Ever since mankind figured out how the Chicxulub asteroid impact pushed countless of species including all non-avaian dinosaurs into the jaws of extinction 66 million years ago, scientists have been brainstorming for ways to save the Earth from such catastrophic cosmic collisions in the future. NASA has been at the forefront of these efforts and the world’s most well-funded space agency has now announced that its Double Asteroid Redirection Test (DART) is entering the preliminary design phase.
DART is the crucial first step in implementing NASA’s asteroid deflection technique for planetary defence. So far the mission was in the concept development stage, with the design phase only beginning after NASA’s approval on June 23, 2017.

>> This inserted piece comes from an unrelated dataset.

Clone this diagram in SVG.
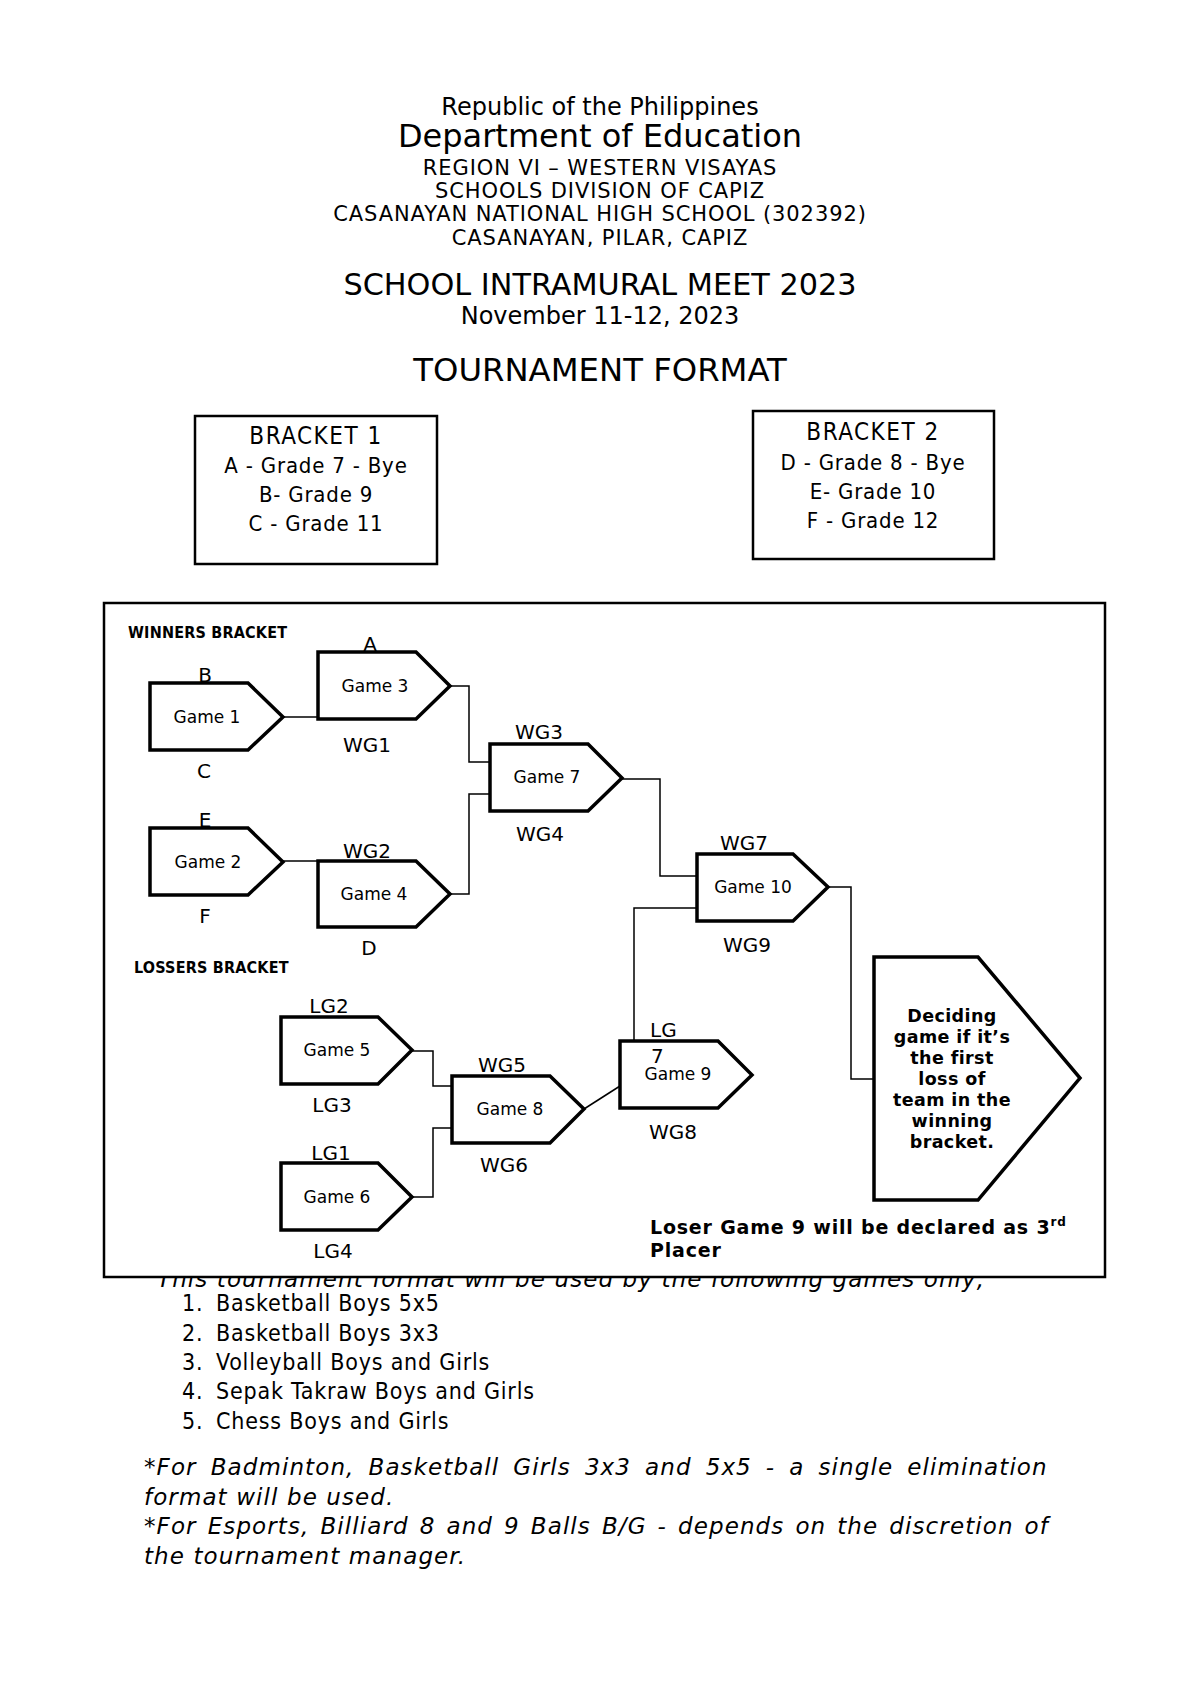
<svg xmlns="http://www.w3.org/2000/svg" width="1200" height="1696" viewBox="0 0 1200 1696">
<style>
text{font-family:"DejaVu Sans","Verdana",sans-serif;fill:#000}
.c{text-anchor:middle}
.cond{font-family:"DejaVu Sans Condensed","DejaVu Sans",sans-serif}
.hd{font-size:21px;letter-spacing:0.9px}
.bh{font-size:24px;letter-spacing:1.5px}
.bx{font-size:22px;letter-spacing:0.8px}
.g{font-size:17px}
.lb{font-size:20px}
.sec{font-family:"DejaVu Sans Condensed","DejaVu Sans",sans-serif;font-weight:bold;font-size:16px;letter-spacing:0.2px}
.dec{font-weight:bold;font-size:17.5px;letter-spacing:0.4px}
.shape{fill:#fff;stroke:#000;stroke-width:3.5;stroke-linejoin:miter}
.conn path{fill:none;stroke:#000;stroke-width:1.5}
.li{font-family:"DejaVu Sans Condensed","DejaVu Sans",sans-serif;font-size:23px;letter-spacing:0.8px}
.it{font-style:italic;font-size:23px;letter-spacing:1.1px}
</style>
<rect width="1200" height="1696" fill="#fff"/>
<g id="header">
<text class="c" x="600" y="115" font-size="24">Republic of the Philippines</text>
<text class="c" x="600" y="147" font-size="32">Department of Education</text>
<text class="c hd" x="600" y="175">REGION VI – WESTERN VISAYAS</text>
<text class="c hd" x="600" y="198">SCHOOLS DIVISION OF CAPIZ</text>
<text class="c hd" x="600" y="221">CASANAYAN NATIONAL HIGH SCHOOL (302392)</text>
<text class="c hd" x="600" y="245">CASANAYAN, PILAR, CAPIZ</text>
<text class="c" x="600" y="295" font-size="30.3">SCHOOL INTRAMURAL MEET 2023</text>
<text class="c" x="600" y="324" font-size="24">November 11-12, 2023</text>
<text class="c" x="600" y="381" font-size="32.3">TOURNAMENT FORMAT</text>
</g>
<g id="bracket1">
<rect x="195" y="416" width="242" height="148" fill="#fff" stroke="#000" stroke-width="2.5"/>
<text class="c cond bh" x="316" y="444">BRACKET 1</text>
<text class="c cond bx" x="316" y="473">A - Grade 7 - Bye</text>
<text class="c cond bx" x="316" y="502">B- Grade 9</text>
<text class="c cond bx" x="316" y="531">C - Grade 11</text>
</g>
<g id="bracket2">
<rect x="753" y="411" width="241" height="148" fill="#fff" stroke="#000" stroke-width="2.5"/>
<text class="c cond bh" x="873" y="440">BRACKET 2</text>
<text class="c cond bx" x="873" y="470">D - Grade 8 - Bye</text>
<text class="c cond bx" x="873" y="499">E- Grade 10</text>
<text class="c cond bx" x="873" y="528">F - Grade 12</text>
</g>
<g id="note-covered">
<text class="it" x="157" y="1287">This tournament format will be used by the following games only;</text>
</g>
<g id="main-frame">
<rect x="104" y="603" width="1001" height="674" fill="#fff" stroke="#000" stroke-width="2.5"/>
<text class="sec" x="128" y="638">WINNERS BRACKET</text>
<text class="sec" x="134" y="973">LOSSERS BRACKET</text>
</g>
<g class="conn" id="connectors">
<path d="M283,717 H318"/>
<path d="M283,861 H318"/>
<path d="M450,686 H469 V762 H490"/>
<path d="M450,894 H469 V794 H490"/>
<path d="M622,779 H660 V876 H697"/>
<path d="M697,908 H634 V1041"/>
<path d="M828,887 H851 V1079 H874"/>
<path d="M412,1051 H433 V1086 H452"/>
<path d="M412,1197 H433 V1128 H452"/>
<path d="M584,1109 L620,1086" stroke-width="1"/>
</g>
<g id="game1">
<path class="shape" d="M150,683 H248 L283,717 L248,750 H150 Z"/>
<text class="c g" x="207" y="723">Game 1</text>
<text class="c lb" x="205" y="682">B</text>
<text class="c lb" x="204" y="778">C</text>
</g>
<g id="game2">
<path class="shape" d="M150,828 H248 L283,862 L248,895 H150 Z"/>
<text class="c g" x="208" y="868">Game 2</text>
<text class="c lb" x="205" y="827">E</text>
<text class="c lb" x="205" y="923">F</text>
</g>
<g id="game3">
<path class="shape" d="M318,652 H416 L450,686 L416,719 H318 Z"/>
<text class="c g" x="375" y="692">Game 3</text>
<text class="c lb" x="370" y="651">A</text>
<text class="c lb" x="367" y="752">WG1</text>
</g>
<g id="game4">
<path class="shape" d="M318,861 H416 L450,894 L416,927 H318 Z"/>
<text class="c g" x="374" y="900">Game 4</text>
<text class="c lb" x="367" y="858">WG2</text>
<text class="c lb" x="369" y="955">D</text>
</g>
<g id="game7">
<path class="shape" d="M490,744 H588 L622,778 L588,811 H490 Z"/>
<text class="c g" x="547" y="783">Game 7</text>
<text class="c lb" x="539" y="739">WG3</text>
<text class="c lb" x="540" y="841">WG4</text>
</g>
<g id="game10">
<path class="shape" d="M697,854 H793 L828,887 L793,921 H697 Z"/>
<text class="c g" x="753" y="893">Game 10</text>
<text class="c lb" x="744" y="850">WG7</text>
<text class="c lb" x="747" y="952">WG9</text>
</g>
<g id="game5">
<path class="shape" d="M281,1017 H378 L412,1050 L378,1084 H281 Z"/>
<text class="c g" x="337" y="1056">Game 5</text>
<text class="c lb" x="329" y="1013">LG2</text>
<text class="c lb" x="332" y="1112">LG3</text>
</g>
<g id="game6">
<path class="shape" d="M281,1163 H378 L412,1197 L378,1230 H281 Z"/>
<text class="c g" x="337" y="1203">Game 6</text>
<text class="c lb" x="331" y="1160">LG1</text>
<text class="c lb" x="333" y="1258">LG4</text>
</g>
<g id="game8">
<path class="shape" d="M452,1076 H550 L584,1109 L550,1143 H452 Z"/>
<text class="c g" x="510" y="1115">Game 8</text>
<text class="c lb" x="502" y="1072">WG5</text>
<text class="c lb" x="504" y="1172">WG6</text>
</g>
<g id="game9">
<path class="shape" d="M620,1041 H718 L752,1075 L718,1108 H620 Z"/>
<text class="c g" x="678" y="1080">Game 9</text>
<text class="lb" x="650" y="1037">LG</text>
<text class="lb" x="651" y="1063">7</text>
<text class="c lb" x="673" y="1139">WG8</text>
</g>
<g id="deciding">
<path class="shape" d="M874,957 H978 L1080,1078 L978,1200 H874 Z"/>
<text class="c dec" x="952" y="1022">Deciding</text>
<text class="c dec" x="952" y="1043">game if it’s</text>
<text class="c dec" x="952" y="1064">the first</text>
<text class="c dec" x="952" y="1085">loss of</text>
<text class="c dec" x="952" y="1106">team in the</text>
<text class="c dec" x="952" y="1127">winning</text>
<text class="c dec" x="952" y="1148">bracket.</text>
</g>
<g id="third-place-note">
<text x="650" y="1234" font-weight="bold" font-size="19" letter-spacing="0.8">Loser Game 9 will be declared as 3<tspan font-size="12" dy="-8">rd</tspan></text>
<text x="650" y="1257" font-weight="bold" font-size="19" letter-spacing="0.8">Placer</text>
</g>
<g id="list">
<text class="li" x="182" y="1311">1.</text><text class="li" x="216" y="1311">Basketball Boys 5x5</text>
<text class="li" x="182" y="1341">2.</text><text class="li" x="216" y="1341">Basketball Boys 3x3</text>
<text class="li" x="182" y="1370">3.</text><text class="li" x="216" y="1370">Volleyball Boys and Girls</text>
<text class="li" x="182" y="1399">4.</text><text class="li" x="216" y="1399">Sepak Takraw Boys and Girls</text>
<text class="li" x="182" y="1429">5.</text><text class="li" x="216" y="1429">Chess Boys and Girls</text>
</g>
<g id="notes">
<text class="it" x="144" y="1475" word-spacing="5.6">*For Badminton, Basketball Girls 3x3 and 5x5 - a single elimination</text>
<text class="it" x="144" y="1505">format will be used.</text>
<text class="it" x="144" y="1534" word-spacing="2.6">*For Esports, Billiard 8 and 9 Balls B/G - depends on the discretion of</text>
<text class="it" x="144" y="1564">the tournament manager.</text>
</g>
</svg>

“DART would be NASA’s first mission to demonstrate what’s known as the kinetic impactor technique — striking the asteroid to shift its orbit — to defend against a potential future asteroid impact,” said Lindley Johnson, planetary defence officer at NASA.

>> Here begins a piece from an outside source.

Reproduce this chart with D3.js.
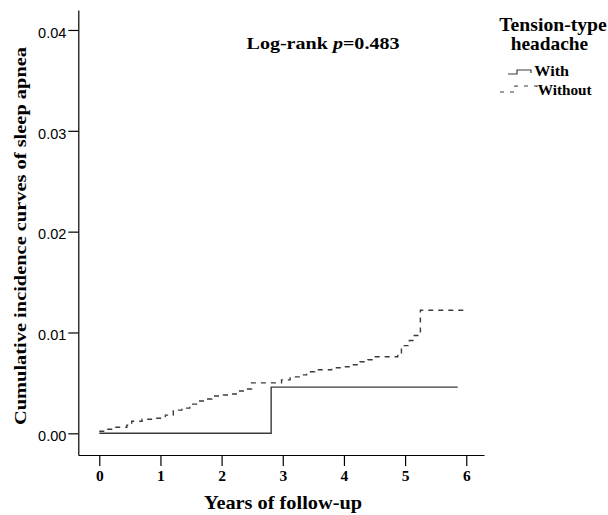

“This approval step advances the project toward a historic test with a non-threatening small asteroid.”
The objective of DART is to deflect an asteroid that will pass by Earth’s orbit by some distance in October 2022, and then once again in 2024. The asteroid is named Didymos, Greek for Twin, because of it consists of a binary system of two bodies: Didymos A (about 780 meters in size) and Didymos B (160 meters). DART will target the smaller of the two, i.e. Didymos B.
Worth noting, while existing laws require the development of the DART mission, it is not specified as a budget item in the Administration’s Fiscal Year 2018 budget.
[Source: NASA]“DART is a critical step in demonstrating we can protect our planet from a future asteroid impact,” said Andy Cheng of The Johns Hopkins Applied Physics Laboratory in Laurel, Maryland, the DART investigation co-lead.
“Since we don’t know that much about their internal structure or composition, we need to perform this experiment on a real asteroid. With DART, we can show how to protect Earth from an asteroid strike with a kinetic impactor by knocking the hazardous object into a different flight path that would not threaten the planet.”